* [Exercise description] Repeat exactly the lines from the one containing "Clone this chart in seaborn and matplotlib." through the one containing "plt.rcParams['font.family'] = ['Liberation", both lines included, please, without any other lines.

— BEGIN Records for the exercise —

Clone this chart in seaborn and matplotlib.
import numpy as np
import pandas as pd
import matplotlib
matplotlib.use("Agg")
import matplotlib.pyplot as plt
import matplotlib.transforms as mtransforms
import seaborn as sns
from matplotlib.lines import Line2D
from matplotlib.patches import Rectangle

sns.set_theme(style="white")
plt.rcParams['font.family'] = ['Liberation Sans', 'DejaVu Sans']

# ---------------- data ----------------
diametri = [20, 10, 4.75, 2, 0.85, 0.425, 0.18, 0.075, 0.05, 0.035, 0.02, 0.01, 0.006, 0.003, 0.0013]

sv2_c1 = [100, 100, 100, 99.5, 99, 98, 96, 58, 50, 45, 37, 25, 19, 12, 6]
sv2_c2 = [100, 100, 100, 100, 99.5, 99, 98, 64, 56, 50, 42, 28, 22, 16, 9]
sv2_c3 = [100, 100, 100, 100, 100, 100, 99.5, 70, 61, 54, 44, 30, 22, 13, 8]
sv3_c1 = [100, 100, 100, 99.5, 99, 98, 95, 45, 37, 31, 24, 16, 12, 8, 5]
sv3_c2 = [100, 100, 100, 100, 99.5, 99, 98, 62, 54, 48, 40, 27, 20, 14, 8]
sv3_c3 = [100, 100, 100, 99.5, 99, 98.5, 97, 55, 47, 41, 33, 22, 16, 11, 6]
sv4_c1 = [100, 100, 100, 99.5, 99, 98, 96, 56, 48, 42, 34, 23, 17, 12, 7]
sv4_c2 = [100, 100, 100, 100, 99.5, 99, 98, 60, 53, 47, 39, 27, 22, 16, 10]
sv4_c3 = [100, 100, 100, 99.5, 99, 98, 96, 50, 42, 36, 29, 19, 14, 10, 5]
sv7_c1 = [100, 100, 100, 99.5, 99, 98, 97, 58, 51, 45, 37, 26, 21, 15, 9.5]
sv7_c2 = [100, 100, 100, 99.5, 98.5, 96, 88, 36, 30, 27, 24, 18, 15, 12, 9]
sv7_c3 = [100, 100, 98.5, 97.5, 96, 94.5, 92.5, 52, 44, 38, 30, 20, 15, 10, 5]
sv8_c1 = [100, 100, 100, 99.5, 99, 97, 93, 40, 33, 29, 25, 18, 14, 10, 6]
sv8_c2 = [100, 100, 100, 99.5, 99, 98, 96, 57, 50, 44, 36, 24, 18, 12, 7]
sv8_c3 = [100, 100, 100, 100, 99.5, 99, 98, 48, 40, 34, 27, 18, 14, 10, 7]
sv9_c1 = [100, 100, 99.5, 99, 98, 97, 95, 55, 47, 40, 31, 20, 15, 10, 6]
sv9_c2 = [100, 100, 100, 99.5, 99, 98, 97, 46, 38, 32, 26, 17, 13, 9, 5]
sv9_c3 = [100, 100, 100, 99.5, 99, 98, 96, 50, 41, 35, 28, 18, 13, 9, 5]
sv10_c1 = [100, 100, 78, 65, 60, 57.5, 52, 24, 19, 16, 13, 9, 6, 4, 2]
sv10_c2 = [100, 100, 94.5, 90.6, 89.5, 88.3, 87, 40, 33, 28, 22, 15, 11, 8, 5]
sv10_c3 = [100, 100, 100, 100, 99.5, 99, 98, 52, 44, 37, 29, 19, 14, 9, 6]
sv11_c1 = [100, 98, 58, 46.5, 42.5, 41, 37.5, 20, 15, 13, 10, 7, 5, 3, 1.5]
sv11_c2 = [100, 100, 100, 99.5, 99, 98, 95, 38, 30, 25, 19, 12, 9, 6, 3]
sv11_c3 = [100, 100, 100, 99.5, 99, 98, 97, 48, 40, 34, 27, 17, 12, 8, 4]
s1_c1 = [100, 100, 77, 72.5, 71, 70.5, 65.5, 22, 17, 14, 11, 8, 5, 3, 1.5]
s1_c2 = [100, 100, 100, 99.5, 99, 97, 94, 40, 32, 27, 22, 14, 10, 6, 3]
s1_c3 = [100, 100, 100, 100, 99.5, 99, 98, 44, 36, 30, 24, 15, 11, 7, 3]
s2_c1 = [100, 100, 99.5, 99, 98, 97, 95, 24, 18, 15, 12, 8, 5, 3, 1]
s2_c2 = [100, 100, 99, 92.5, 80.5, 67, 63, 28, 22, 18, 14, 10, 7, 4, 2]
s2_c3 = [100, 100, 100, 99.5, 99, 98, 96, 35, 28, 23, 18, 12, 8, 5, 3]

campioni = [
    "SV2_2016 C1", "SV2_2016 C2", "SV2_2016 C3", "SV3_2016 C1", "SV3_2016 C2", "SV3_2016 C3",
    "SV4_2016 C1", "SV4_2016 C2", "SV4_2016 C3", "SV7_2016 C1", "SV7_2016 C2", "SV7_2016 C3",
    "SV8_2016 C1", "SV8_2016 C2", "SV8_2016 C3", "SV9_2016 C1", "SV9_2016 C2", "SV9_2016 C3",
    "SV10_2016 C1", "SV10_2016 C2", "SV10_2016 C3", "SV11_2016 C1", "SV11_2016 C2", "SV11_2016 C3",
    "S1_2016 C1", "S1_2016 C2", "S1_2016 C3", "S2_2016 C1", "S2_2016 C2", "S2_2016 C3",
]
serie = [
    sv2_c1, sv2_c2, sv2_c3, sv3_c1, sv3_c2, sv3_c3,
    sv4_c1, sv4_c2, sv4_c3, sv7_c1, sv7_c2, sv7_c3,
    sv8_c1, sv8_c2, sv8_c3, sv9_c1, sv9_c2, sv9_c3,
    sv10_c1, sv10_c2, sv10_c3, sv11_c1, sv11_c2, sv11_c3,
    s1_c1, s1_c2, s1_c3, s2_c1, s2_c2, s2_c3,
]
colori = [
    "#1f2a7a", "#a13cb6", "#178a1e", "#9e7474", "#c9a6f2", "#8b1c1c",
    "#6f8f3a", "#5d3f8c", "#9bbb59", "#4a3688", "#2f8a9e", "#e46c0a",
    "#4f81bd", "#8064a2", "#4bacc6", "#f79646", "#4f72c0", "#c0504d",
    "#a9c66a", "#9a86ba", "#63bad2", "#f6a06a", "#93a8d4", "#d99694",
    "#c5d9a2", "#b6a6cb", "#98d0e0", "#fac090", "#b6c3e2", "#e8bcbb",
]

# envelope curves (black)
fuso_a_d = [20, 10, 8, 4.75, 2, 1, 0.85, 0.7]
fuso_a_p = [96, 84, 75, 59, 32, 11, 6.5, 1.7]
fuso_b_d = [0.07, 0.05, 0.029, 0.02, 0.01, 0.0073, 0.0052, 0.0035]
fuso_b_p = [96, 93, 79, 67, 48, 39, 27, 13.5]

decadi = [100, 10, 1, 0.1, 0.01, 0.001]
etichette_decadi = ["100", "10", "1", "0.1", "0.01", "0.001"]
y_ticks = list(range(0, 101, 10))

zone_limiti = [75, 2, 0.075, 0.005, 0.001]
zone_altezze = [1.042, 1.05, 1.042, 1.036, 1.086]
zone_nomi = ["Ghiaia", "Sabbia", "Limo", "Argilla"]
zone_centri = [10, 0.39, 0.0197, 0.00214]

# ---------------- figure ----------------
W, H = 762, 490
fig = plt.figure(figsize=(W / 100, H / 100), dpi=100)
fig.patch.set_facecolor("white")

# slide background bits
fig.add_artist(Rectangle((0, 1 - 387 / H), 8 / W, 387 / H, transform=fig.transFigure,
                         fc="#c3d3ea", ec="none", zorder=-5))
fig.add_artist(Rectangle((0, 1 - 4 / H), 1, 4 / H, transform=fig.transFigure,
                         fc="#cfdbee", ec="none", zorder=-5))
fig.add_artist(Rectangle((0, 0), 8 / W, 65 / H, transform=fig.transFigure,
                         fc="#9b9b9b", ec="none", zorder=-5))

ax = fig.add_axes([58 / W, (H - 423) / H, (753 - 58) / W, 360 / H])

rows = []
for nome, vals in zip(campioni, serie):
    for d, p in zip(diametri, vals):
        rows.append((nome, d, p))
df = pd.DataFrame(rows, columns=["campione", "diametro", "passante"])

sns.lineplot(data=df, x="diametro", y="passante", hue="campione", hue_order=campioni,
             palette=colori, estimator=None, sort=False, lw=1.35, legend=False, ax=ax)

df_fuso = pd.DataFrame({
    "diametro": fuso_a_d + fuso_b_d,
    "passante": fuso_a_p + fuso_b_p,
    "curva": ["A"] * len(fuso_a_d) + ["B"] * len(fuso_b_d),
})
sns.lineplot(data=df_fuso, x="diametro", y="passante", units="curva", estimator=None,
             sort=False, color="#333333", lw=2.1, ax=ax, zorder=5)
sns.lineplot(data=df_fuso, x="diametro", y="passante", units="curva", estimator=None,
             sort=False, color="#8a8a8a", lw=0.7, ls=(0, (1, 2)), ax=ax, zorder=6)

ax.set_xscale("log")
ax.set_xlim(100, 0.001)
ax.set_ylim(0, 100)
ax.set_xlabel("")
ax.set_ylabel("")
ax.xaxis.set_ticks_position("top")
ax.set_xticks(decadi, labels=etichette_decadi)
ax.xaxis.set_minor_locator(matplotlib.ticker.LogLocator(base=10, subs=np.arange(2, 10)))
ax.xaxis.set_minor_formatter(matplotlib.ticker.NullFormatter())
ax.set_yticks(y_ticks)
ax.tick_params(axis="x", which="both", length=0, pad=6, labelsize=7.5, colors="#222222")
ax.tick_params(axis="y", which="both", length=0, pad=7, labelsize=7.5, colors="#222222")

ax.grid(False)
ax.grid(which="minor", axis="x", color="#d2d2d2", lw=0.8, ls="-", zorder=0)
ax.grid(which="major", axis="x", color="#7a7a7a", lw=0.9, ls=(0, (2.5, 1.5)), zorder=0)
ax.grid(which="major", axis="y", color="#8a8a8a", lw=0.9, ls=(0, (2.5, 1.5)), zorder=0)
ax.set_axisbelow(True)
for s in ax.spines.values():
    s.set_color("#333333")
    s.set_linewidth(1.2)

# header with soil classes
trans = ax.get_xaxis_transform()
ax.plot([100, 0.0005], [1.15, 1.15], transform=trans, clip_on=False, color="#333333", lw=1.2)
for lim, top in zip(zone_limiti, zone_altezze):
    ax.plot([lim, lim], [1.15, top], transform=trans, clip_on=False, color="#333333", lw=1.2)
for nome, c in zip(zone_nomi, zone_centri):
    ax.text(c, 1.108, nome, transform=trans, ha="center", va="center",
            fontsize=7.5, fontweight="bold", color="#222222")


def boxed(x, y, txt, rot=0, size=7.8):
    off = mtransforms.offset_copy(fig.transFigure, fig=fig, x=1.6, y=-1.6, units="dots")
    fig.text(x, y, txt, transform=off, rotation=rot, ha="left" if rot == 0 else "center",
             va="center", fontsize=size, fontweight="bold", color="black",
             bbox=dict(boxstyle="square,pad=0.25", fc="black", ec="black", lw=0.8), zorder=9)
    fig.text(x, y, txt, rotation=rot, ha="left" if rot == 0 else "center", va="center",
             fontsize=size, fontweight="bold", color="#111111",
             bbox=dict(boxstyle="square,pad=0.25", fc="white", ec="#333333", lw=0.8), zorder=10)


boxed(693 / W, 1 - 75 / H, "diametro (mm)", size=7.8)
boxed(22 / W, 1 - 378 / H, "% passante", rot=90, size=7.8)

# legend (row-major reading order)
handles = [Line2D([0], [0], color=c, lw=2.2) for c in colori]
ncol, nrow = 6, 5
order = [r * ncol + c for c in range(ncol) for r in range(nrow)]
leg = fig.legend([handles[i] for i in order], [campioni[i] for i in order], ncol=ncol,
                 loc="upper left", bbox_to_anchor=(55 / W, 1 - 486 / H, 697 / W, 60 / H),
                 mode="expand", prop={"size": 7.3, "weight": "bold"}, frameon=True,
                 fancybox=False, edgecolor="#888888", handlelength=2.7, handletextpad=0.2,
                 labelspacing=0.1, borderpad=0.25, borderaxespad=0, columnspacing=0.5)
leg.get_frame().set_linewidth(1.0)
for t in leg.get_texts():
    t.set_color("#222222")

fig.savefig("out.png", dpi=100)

— END Records for the exercise —
— BEGIN Records for the exercise —

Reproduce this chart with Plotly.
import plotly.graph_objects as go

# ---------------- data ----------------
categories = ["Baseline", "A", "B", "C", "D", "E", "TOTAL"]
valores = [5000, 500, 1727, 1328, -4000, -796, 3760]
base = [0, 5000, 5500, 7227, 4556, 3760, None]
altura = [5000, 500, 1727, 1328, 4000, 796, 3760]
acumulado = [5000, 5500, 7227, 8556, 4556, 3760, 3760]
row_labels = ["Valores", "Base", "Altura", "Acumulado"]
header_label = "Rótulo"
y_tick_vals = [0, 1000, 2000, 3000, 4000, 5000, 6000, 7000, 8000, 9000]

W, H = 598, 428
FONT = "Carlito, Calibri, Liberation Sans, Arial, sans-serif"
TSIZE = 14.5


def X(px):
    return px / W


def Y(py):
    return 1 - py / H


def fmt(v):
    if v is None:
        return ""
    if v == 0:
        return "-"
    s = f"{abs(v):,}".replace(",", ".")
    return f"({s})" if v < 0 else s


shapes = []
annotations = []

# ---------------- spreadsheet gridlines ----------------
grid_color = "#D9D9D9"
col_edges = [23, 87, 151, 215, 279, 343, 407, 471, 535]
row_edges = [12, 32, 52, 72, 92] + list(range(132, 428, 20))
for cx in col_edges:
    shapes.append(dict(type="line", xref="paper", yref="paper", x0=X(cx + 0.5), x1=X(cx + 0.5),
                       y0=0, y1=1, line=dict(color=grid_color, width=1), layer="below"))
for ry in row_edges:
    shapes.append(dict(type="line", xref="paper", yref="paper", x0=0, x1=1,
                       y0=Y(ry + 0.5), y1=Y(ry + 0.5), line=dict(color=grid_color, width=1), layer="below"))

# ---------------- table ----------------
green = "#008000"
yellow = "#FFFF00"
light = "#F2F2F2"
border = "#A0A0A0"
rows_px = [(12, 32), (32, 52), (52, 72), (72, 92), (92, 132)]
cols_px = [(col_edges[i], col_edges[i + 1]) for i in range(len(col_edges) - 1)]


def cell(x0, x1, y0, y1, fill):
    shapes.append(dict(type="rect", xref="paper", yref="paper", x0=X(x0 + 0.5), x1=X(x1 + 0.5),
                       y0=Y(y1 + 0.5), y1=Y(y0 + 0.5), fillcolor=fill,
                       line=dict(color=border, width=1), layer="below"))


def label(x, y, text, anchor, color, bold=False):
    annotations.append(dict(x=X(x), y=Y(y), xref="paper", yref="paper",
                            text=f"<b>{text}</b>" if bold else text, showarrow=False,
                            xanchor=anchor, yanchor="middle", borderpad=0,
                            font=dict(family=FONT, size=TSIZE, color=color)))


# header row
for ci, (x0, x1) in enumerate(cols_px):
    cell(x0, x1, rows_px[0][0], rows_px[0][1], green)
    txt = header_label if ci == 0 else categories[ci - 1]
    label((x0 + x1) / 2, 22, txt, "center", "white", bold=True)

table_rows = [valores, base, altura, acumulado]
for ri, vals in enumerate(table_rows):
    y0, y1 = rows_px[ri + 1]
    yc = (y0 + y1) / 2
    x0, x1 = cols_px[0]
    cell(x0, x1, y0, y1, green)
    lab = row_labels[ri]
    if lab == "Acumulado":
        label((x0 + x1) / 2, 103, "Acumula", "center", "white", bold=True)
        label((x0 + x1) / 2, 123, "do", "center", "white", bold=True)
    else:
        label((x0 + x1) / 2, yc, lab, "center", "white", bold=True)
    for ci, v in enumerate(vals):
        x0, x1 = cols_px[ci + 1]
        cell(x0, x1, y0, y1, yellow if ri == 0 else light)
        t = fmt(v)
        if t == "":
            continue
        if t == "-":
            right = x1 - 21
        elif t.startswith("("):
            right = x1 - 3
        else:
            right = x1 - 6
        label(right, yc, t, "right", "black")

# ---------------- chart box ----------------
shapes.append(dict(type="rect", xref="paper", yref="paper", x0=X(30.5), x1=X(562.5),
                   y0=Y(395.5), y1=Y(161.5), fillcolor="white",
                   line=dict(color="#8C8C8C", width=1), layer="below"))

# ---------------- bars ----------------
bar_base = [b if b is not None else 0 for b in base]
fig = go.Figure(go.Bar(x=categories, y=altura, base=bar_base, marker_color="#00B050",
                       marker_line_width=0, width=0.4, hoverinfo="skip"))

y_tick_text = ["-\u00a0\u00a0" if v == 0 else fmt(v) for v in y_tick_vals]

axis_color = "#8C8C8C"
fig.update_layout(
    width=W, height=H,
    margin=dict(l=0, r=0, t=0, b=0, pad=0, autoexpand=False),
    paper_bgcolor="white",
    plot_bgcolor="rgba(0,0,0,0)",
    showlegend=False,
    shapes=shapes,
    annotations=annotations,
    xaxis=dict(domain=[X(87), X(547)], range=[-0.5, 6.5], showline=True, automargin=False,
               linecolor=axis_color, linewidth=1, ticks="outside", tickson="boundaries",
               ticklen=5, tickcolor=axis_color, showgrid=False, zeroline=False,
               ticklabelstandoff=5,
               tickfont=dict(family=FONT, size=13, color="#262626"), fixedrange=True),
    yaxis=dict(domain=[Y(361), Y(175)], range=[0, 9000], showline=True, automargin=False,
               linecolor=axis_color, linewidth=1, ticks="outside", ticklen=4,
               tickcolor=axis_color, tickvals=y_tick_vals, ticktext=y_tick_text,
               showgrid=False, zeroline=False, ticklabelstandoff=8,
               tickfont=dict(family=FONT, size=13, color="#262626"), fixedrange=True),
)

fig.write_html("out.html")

— END Records for the exercise —

* [The output]
Clone this chart in seaborn and matplotlib.
import numpy as np
import pandas as pd
import matplotlib
matplotlib.use("Agg")
import matplotlib.pyplot as plt
import matplotlib.transforms as mtransforms
import seaborn as sns
from matplotlib.lines import Line2D
from matplotlib.patches import Rectangle

sns.set_theme(style="white")
plt.rcParams['font.family'] = ['Liberation Sans', 'DejaVu Sans']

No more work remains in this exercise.